* WHAT THE EXERCISE ASKS
Each line of the data that includes the string "with" is to be copied out.

* DATA SEGMENT
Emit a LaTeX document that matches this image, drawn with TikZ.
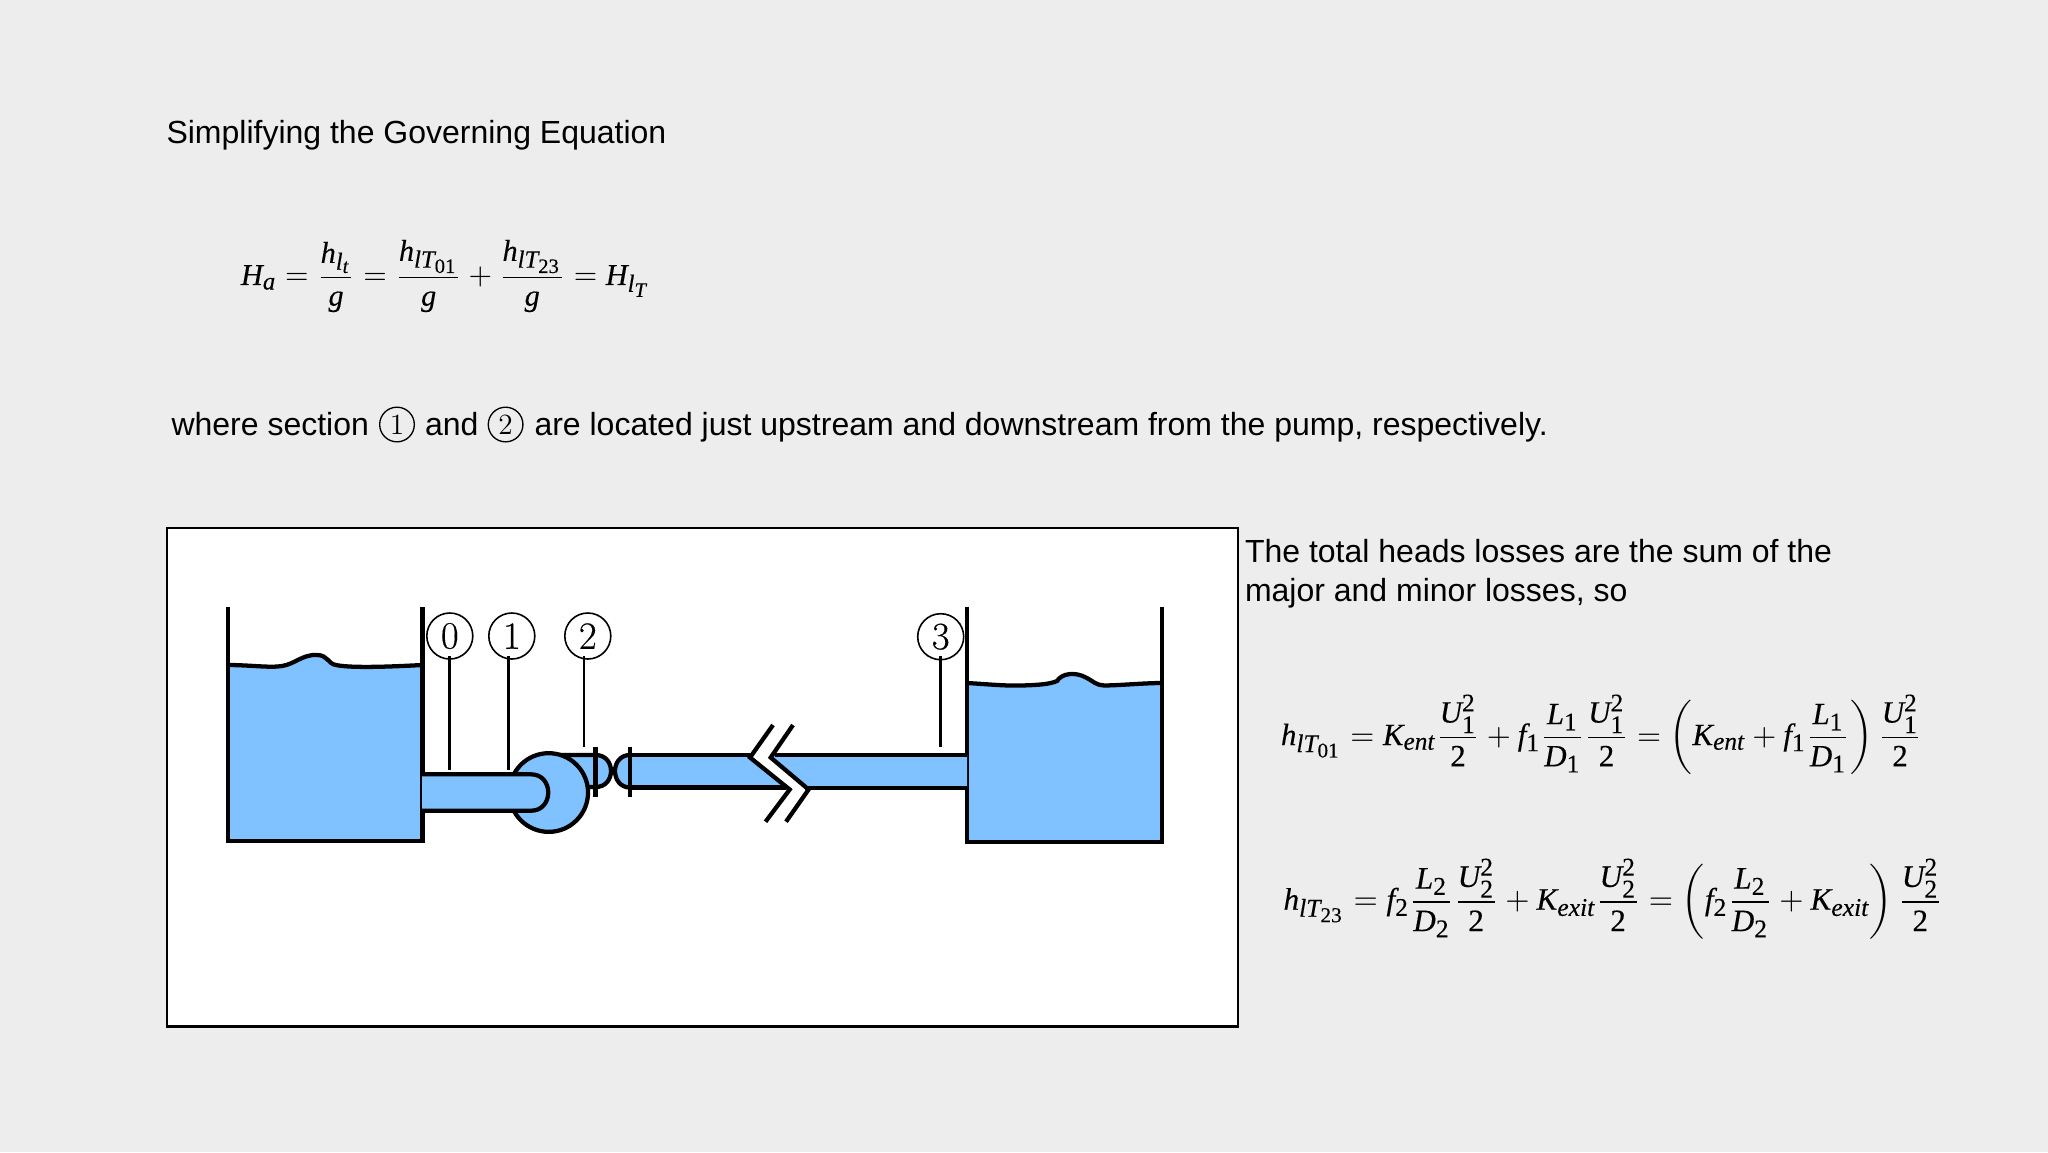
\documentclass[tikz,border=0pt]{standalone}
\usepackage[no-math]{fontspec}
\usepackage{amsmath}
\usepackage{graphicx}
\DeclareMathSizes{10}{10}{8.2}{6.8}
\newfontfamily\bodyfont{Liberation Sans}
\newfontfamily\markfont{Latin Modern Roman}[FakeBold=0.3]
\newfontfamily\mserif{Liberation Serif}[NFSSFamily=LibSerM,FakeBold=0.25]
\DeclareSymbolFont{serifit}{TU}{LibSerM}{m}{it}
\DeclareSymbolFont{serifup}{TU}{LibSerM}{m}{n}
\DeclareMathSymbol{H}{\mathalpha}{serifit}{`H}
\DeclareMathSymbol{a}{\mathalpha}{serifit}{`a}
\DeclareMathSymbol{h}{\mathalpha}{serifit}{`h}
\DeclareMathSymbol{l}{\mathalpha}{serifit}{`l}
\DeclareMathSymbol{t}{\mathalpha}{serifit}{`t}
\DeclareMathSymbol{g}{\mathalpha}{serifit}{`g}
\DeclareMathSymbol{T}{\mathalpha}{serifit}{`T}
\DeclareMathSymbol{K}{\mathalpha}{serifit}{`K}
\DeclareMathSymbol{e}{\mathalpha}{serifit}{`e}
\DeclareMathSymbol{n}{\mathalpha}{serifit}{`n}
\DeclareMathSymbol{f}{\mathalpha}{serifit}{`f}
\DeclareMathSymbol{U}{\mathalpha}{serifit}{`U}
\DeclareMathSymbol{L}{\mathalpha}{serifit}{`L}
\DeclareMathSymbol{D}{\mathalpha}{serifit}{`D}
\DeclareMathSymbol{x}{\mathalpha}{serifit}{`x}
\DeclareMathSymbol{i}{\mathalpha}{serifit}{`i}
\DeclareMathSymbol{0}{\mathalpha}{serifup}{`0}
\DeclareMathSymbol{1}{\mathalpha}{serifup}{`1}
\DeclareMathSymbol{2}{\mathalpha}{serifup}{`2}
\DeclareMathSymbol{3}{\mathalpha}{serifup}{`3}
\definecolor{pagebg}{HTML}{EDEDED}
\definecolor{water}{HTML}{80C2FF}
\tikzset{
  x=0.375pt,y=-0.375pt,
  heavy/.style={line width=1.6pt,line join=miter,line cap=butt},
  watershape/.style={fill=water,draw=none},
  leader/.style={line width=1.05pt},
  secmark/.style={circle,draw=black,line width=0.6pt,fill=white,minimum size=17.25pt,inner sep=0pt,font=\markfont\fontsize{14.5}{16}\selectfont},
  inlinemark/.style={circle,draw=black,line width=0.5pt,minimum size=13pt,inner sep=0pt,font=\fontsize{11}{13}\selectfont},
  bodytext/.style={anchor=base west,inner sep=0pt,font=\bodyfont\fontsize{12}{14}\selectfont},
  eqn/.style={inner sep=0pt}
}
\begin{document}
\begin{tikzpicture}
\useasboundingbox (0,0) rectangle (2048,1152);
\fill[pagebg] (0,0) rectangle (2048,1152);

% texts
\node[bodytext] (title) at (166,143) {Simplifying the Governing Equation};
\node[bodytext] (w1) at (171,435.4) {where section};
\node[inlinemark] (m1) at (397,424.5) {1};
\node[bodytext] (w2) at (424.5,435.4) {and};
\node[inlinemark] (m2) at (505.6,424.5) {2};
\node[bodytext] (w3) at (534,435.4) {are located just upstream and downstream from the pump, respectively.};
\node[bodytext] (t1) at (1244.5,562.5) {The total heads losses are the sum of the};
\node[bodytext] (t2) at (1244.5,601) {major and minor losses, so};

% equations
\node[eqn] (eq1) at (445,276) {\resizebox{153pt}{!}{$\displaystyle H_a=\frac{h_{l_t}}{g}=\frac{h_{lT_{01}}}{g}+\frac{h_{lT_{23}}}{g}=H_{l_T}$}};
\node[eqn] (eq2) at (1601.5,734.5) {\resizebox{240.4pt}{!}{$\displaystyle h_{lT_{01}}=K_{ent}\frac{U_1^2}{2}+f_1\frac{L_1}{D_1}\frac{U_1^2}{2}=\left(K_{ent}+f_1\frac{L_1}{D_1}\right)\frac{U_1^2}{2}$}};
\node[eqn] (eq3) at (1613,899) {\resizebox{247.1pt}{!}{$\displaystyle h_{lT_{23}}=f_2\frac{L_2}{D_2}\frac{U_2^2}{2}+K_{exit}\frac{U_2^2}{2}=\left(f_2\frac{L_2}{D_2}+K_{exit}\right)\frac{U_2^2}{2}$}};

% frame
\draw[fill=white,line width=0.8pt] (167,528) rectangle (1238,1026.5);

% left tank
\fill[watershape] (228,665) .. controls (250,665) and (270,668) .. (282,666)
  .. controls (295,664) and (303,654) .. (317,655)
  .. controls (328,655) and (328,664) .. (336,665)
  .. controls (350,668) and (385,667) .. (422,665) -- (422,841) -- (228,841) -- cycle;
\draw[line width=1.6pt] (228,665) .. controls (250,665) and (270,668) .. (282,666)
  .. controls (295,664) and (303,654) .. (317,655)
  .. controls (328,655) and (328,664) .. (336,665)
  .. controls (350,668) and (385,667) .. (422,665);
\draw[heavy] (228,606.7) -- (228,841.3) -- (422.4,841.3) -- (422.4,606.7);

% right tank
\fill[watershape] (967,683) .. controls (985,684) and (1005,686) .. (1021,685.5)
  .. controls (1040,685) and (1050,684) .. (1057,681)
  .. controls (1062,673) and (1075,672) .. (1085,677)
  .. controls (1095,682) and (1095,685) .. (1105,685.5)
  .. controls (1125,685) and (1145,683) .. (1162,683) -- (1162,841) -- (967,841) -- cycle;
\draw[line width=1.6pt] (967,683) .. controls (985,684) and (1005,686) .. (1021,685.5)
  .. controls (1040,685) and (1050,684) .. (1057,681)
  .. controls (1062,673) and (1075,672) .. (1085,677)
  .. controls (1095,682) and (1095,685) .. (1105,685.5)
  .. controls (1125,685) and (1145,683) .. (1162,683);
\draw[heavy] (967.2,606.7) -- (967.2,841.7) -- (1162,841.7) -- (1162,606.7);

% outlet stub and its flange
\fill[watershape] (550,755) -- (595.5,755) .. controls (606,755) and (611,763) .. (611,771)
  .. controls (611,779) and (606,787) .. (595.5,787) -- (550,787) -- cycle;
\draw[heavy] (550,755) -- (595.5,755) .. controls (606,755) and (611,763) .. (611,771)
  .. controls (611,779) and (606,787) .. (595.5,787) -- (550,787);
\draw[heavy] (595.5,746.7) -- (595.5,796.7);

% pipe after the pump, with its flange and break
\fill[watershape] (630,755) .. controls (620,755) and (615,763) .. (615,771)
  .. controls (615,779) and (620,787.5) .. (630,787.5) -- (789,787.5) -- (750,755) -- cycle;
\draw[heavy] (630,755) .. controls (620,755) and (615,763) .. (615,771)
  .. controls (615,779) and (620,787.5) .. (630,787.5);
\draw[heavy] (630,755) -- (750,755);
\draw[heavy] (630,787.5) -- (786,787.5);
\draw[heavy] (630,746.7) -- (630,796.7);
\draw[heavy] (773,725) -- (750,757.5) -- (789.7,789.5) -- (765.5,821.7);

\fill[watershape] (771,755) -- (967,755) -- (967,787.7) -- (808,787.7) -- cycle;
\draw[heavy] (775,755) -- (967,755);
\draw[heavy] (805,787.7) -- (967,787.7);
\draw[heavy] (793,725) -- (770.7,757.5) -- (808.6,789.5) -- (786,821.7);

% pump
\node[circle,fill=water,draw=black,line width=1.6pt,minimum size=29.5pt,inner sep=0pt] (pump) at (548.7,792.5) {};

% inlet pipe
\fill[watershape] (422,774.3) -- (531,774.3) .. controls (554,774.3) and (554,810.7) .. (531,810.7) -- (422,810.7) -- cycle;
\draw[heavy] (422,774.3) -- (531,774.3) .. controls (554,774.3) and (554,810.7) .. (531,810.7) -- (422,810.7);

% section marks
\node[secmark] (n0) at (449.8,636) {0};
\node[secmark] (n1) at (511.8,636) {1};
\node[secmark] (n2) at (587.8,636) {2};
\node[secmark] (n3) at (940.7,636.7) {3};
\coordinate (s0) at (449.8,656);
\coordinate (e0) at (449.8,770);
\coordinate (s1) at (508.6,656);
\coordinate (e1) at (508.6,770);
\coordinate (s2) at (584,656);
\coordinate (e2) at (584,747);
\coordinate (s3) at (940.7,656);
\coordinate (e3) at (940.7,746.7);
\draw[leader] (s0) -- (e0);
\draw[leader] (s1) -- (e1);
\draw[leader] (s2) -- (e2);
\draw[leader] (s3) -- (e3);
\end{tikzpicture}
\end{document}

* THE SOLUTION
Emit a LaTeX document that matches this image, drawn with TikZ.
% pipe after the pump, with its flange and break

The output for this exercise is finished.